→ **AIM OF THE TASK**: Transcribe each line of the material as it is, and drop any picture.

(Records with drawing code)
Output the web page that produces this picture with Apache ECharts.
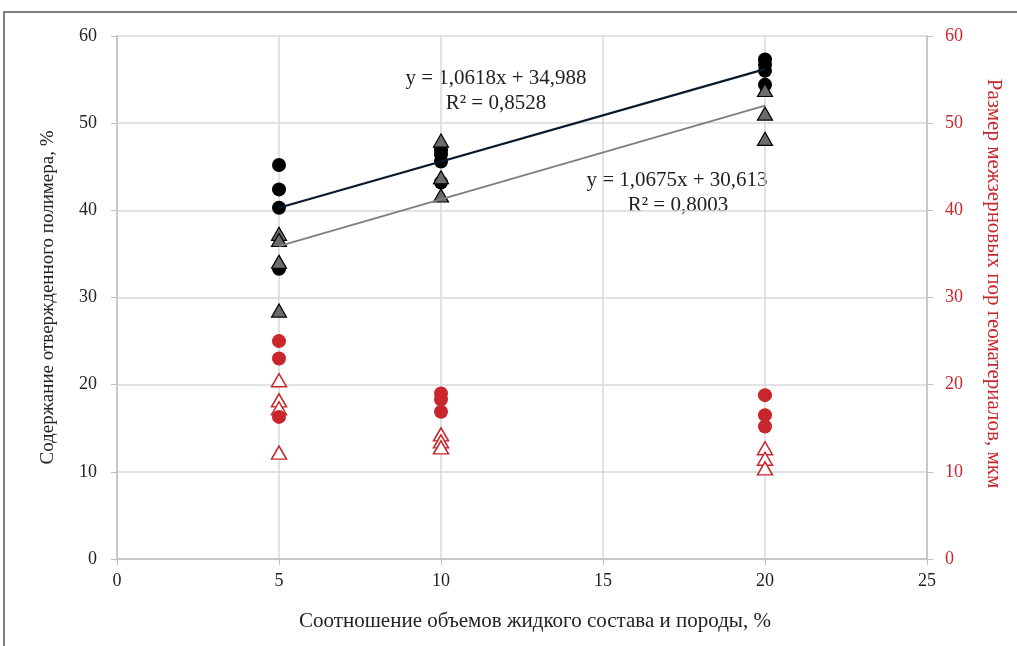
<!DOCTYPE html>
<html>
<head>
<meta charset="utf-8">
<script src="https://cdn.jsdelivr.net/npm/echarts@6/dist/echarts.min.js"></script>
<style>
  html, body { margin: 0; padding: 0; background: #fff; }
  #chart { width: 1017px; height: 646px; }
</style>
</head>
<body>
<div id="chart"></div>
<script>
// x positions (объем жидкого состава, %)
var xs = [5, 10, 20];
// Содержание отвержденного полимера (левая ось)
var blackCircles = [[45.2, 42.4, 40.3, 33.3], [46.9, 46.4, 45.6, 43.2], [57.3, 56.7, 56.0, 54.4]];
var grayTriangles = [[37.3, 36.6, 34.1, 28.5], [48.0, 43.8, 41.7], [53.8, 51.1, 48.2]];
// Размер межзерновых пор (правая ось)
var redCircles = [[25.0, 23.0, 16.3], [19.0, 18.3, 16.9], [18.8, 16.5, 15.2]];
var redTriangles = [[20.5, 18.2, 17.3, 12.2], [14.3, 13.5, 12.8], [12.7, 11.5, 10.4]];
// линии тренда
var trendBlack = [[5, 40.3], [20, 56.2]];
var trendGray = [[5, 35.9], [20, 52.0]];
var yTicks = [0, 10, 20, 30, 40, 50, 60];
var xTicks = [0, 5, 10, 15, 20, 25];

function pairs(groups) {
  var out = [];
  groups.forEach(function (g, i) {
    g.forEach(function (v) { out.push([xs[i], v]); });
  });
  return out;
}

var serif = 'Liberation Serif';
var red = '#c8262c';
var txt = '#222';
var eqFont = '21px "Liberation Serif"';

function label(x, y, s) {
  return { type: 'text', x: x, y: y, silent: true,
    style: { text: s, font: eqFont, fill: txt, textAlign: 'center', textVerticalAlign: 'middle' } };
}

var myChart = echarts.init(document.getElementById('chart'));
var option = {
  animation: false,
  backgroundColor: '#fff',
  grid: { left: 117, right: 90, top: 36, bottom: 87 },
  graphic: [
    { type: 'rect', shape: { x: 4, y: 12, width: 1100, height: 700 },
      style: { fill: 'none', stroke: '#555', lineWidth: 1.5 }, silent: true },
    label(496, 78, 'y = 1,0618x + 34,988'),
    label(496, 103, 'R² = 0,8528'),
    label(677, 180, 'y = 1,0675x + 30,613'),
    label(678, 205, 'R² = 0,8003')
  ],
  xAxis: {
    type: 'value', min: xTicks[0], max: xTicks[xTicks.length - 1], interval: 5,
    name: 'Соотношение объемов жидкого состава и породы, %',
    nameLocation: 'middle', nameGap: 52,
    nameTextStyle: { fontFamily: serif, fontSize: 21, color: txt, padding: [0, 0, 0, 26] },
    axisLine: { show: true, lineStyle: { color: '#bfbfbf', width: 1.5 } },
    axisTick: { show: true, length: 6, lineStyle: { color: '#bfbfbf' } },
    axisLabel: { fontFamily: serif, fontSize: 18, color: txt, margin: 13 },
    splitLine: { show: true, lineStyle: { color: '#d9d9d9', width: 1.5 } }
  },
  yAxis: [
    {
      type: 'value', min: yTicks[0], max: yTicks[yTicks.length - 1], interval: 10,
      name: 'Содержание отвержденного полимера, %',
      nameLocation: 'middle', nameGap: 59, nameRotate: 90,
      nameTextStyle: { fontFamily: serif, fontSize: 19, color: txt },
      axisLine: { show: true, lineStyle: { color: '#bfbfbf', width: 1.5 } },
      axisTick: { show: true, length: 6, lineStyle: { color: '#bfbfbf' } },
      axisLabel: { fontFamily: serif, fontSize: 18, color: txt, margin: 20 },
      splitLine: { show: true, lineStyle: { color: '#d9d9d9', width: 1.5 } }
    },
    {
      type: 'value', position: 'right', min: yTicks[0], max: yTicks[yTicks.length - 1], interval: 10,
      name: 'Размер межзерновых пор геоматериалов, мкм',
      nameLocation: 'middle', nameGap: 56, nameRotate: -90,
      nameTextStyle: { fontFamily: serif, fontSize: 21, color: red, padding: [0, 28, 0, 0] },
      axisLine: { show: true, lineStyle: { color: '#bfbfbf', width: 1.5 } },
      axisTick: { show: true, length: 6, lineStyle: { color: '#bfbfbf' } },
      axisLabel: { fontFamily: serif, fontSize: 18, color: red, margin: 18 },
      splitLine: { show: false }
    }
  ],
  series: [
    {
      name: 'red-tri', type: 'scatter', yAxisIndex: 1, data: pairs(redTriangles),
      symbol: 'triangle', symbolSize: [15, 13],
      itemStyle: { color: '#fff', borderColor: red, borderWidth: 1.5, opacity: 1 }
    },
    {
      name: 'red-circ', type: 'scatter', yAxisIndex: 1, data: pairs(redCircles),
      symbol: 'circle', symbolSize: 14,
      itemStyle: { color: red, opacity: 1 }
    },
    {
      name: 'black', type: 'scatter', data: pairs(blackCircles),
      symbol: 'circle', symbolSize: 14,
      itemStyle: { color: '#000', opacity: 1 }
    },
    {
      name: 'gray', type: 'scatter', data: pairs(grayTriangles),
      symbol: 'triangle', symbolSize: [15, 13],
      itemStyle: { color: '#6b6b6b', borderColor: '#000', borderWidth: 1.2, opacity: 1 }
    },
    {
      name: 'trend-gray', type: 'line', data: trendGray, symbol: 'none',
      lineStyle: { color: '#7f7f7f', width: 1.8 }
    },
    {
      name: 'trend-black', type: 'line', data: trendBlack, symbol: 'none',
      lineStyle: { color: '#0b1a2b', width: 2.2 }
    }
  ]
};
myChart.setOption(option);
window.addEventListener('resize', function () { myChart.resize(); });
</script>
</body>
</html>
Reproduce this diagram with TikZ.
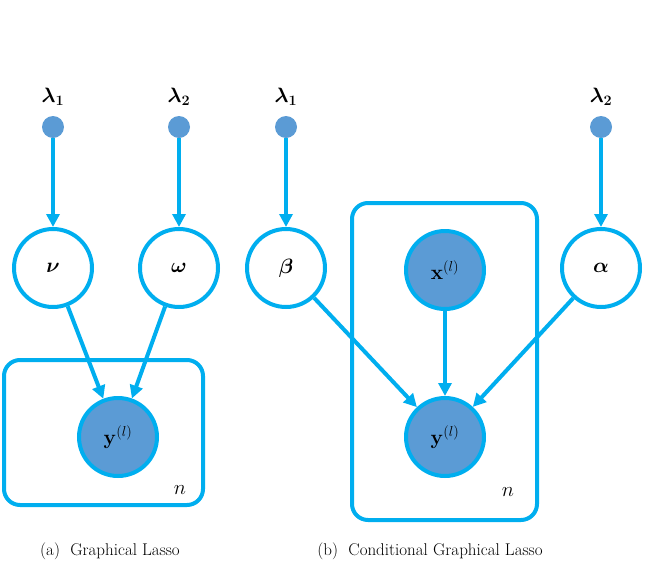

→ **RESPONSE BELOW**:
Output the web page that produces this picture with Apache ECharts.
<!DOCTYPE html>
<html>
<head>
<meta charset="utf-8">
<script src="https://cdn.jsdelivr.net/npm/echarts@6/dist/echarts.min.js"></script>
<style>
  html, body { margin: 0; padding: 0; background: #fff; }
  #chart { width: 1017px; height: 646px; }
</style>
</head>
<body>
<div id="chart"></div>
<script>
// x positions (объем жидкого состава, %)
var xs = [5, 10, 20];
// Содержание отвержденного полимера (левая ось)
var blackCircles = [[45.2, 42.4, 40.3, 33.3], [46.9, 46.4, 45.6, 43.2], [57.3, 56.7, 56.0, 54.4]];
var grayTriangles = [[37.3, 36.6, 34.1, 28.5], [48.0, 43.8, 41.7], [53.8, 51.1, 48.2]];
// Размер межзерновых пор (правая ось)
var redCircles = [[25.0, 23.0, 16.3], [19.0, 18.3, 16.9], [18.8, 16.5, 15.2]];
var redTriangles = [[20.5, 18.2, 17.3, 12.2], [14.3, 13.5, 12.8], [12.7, 11.5, 10.4]];
// линии тренда
var trendBlack = [[5, 40.3], [20, 56.2]];
var trendGray = [[5, 35.9], [20, 52.0]];
var yTicks = [0, 10, 20, 30, 40, 50, 60];
var xTicks = [0, 5, 10, 15, 20, 25];

function pairs(groups) {
  var out = [];
  groups.forEach(function (g, i) {
    g.forEach(function (v) { out.push([xs[i], v]); });
  });
  return out;
}

var serif = 'Liberation Serif';
var red = '#c8262c';
var txt = '#222';
var eqFont = '21px "Liberation Serif"';

function label(x, y, s) {
  return { type: 'text', x: x, y: y, silent: true,
    style: { text: s, font: eqFont, fill: txt, textAlign: 'center', textVerticalAlign: 'middle' } };
}

var myChart = echarts.init(document.getElementById('chart'));
var option = {
  animation: false,
  backgroundColor: '#fff',
  grid: { left: 117, right: 90, top: 36, bottom: 87 },
  graphic: [
    { type: 'rect', shape: { x: 4, y: 12, width: 1100, height: 700 },
      style: { fill: 'none', stroke: '#555', lineWidth: 1.5 }, silent: true },
    label(496, 78, 'y = 1,0618x + 34,988'),
    label(496, 103, 'R² = 0,8528'),
    label(677, 180, 'y = 1,0675x + 30,613'),
    label(678, 205, 'R² = 0,8003')
  ],
  xAxis: {
    type: 'value', min: xTicks[0], max: xTicks[xTicks.length - 1], interval: 5,
    name: 'Соотношение объемов жидкого состава и породы, %',
    nameLocation: 'middle', nameGap: 52,
    nameTextStyle: { fontFamily: serif, fontSize: 21, color: txt, padding: [0, 0, 0, 26] },
    axisLine: { show: true, lineStyle: { color: '#bfbfbf', width: 1.5 } },
    axisTick: { show: true, length: 6, lineStyle: { color: '#bfbfbf' } },
    axisLabel: { fontFamily: serif, fontSize: 18, color: txt, margin: 13 },
    splitLine: { show: true, lineStyle: { color: '#d9d9d9', width: 1.5 } }
  },
  yAxis: [
    {
      type: 'value', min: yTicks[0], max: yTicks[yTicks.length - 1], interval: 10,
      name: 'Содержание отвержденного полимера, %',
      nameLocation: 'middle', nameGap: 59, nameRotate: 90,
      nameTextStyle: { fontFamily: serif, fontSize: 19, color: txt },
      axisLine: { show: true, lineStyle: { color: '#bfbfbf', width: 1.5 } },
      axisTick: { show: true, length: 6, lineStyle: { color: '#bfbfbf' } },
      axisLabel: { fontFamily: serif, fontSize: 18, color: txt, margin: 20 },
      splitLine: { show: true, lineStyle: { color: '#d9d9d9', width: 1.5 } }
    },
    {
      type: 'value', position: 'right', min: yTicks[0], max: yTicks[yTicks.length - 1], interval: 10,
      name: 'Размер межзерновых пор геоматериалов, мкм',
      nameLocation: 'middle', nameGap: 56, nameRotate: -90,
      nameTextStyle: { fontFamily: serif, fontSize: 21, color: red, padding: [0, 28, 0, 0] },
      axisLine: { show: true, lineStyle: { color: '#bfbfbf', width: 1.5 } },
      axisTick: { show: true, length: 6, lineStyle: { color: '#bfbfbf' } },
      axisLabel: { fontFamily: serif, fontSize: 18, color: red, margin: 18 },
      splitLine: { show: false }
    }
  ],
  series: [
    {
      name: 'red-tri', type: 'scatter', yAxisIndex: 1, data: pairs(redTriangles),
      symbol: 'triangle', symbolSize: [15, 13],
      itemStyle: { color: '#fff', borderColor: red, borderWidth: 1.5, opacity: 1 }
    },
    {
      name: 'red-circ', type: 'scatter', yAxisIndex: 1, data: pairs(redCircles),
      symbol: 'circle', symbolSize: 14,
      itemStyle: { color: red, opacity: 1 }
    },
    {
      name: 'black', type: 'scatter', data: pairs(blackCircles),
      symbol: 'circle', symbolSize: 14,
      itemStyle: { color: '#000', opacity: 1 }
    },
    {
      name: 'gray', type: 'scatter', data: pairs(grayTriangles),
      symbol: 'triangle', symbolSize: [15, 13],
      itemStyle: { color: '#6b6b6b', borderColor: '#000', borderWidth: 1.2, opacity: 1 }
    },
    {
      name: 'trend-gray', type: 'line', data: trendGray, symbol: 'none',
      lineStyle: { color: '#7f7f7f', width: 1.8 }
    },
    {
      name: 'trend-black', type: 'line', data: trendBlack, symbol: 'none',
      lineStyle: { color: '#0b1a2b', width: 2.2 }
    }
  ]
};
myChart.setOption(option);
window.addEventListener('resize', function () { myChart.resize(); });
</script>
</body>
</html>
Reproduce this diagram with TikZ.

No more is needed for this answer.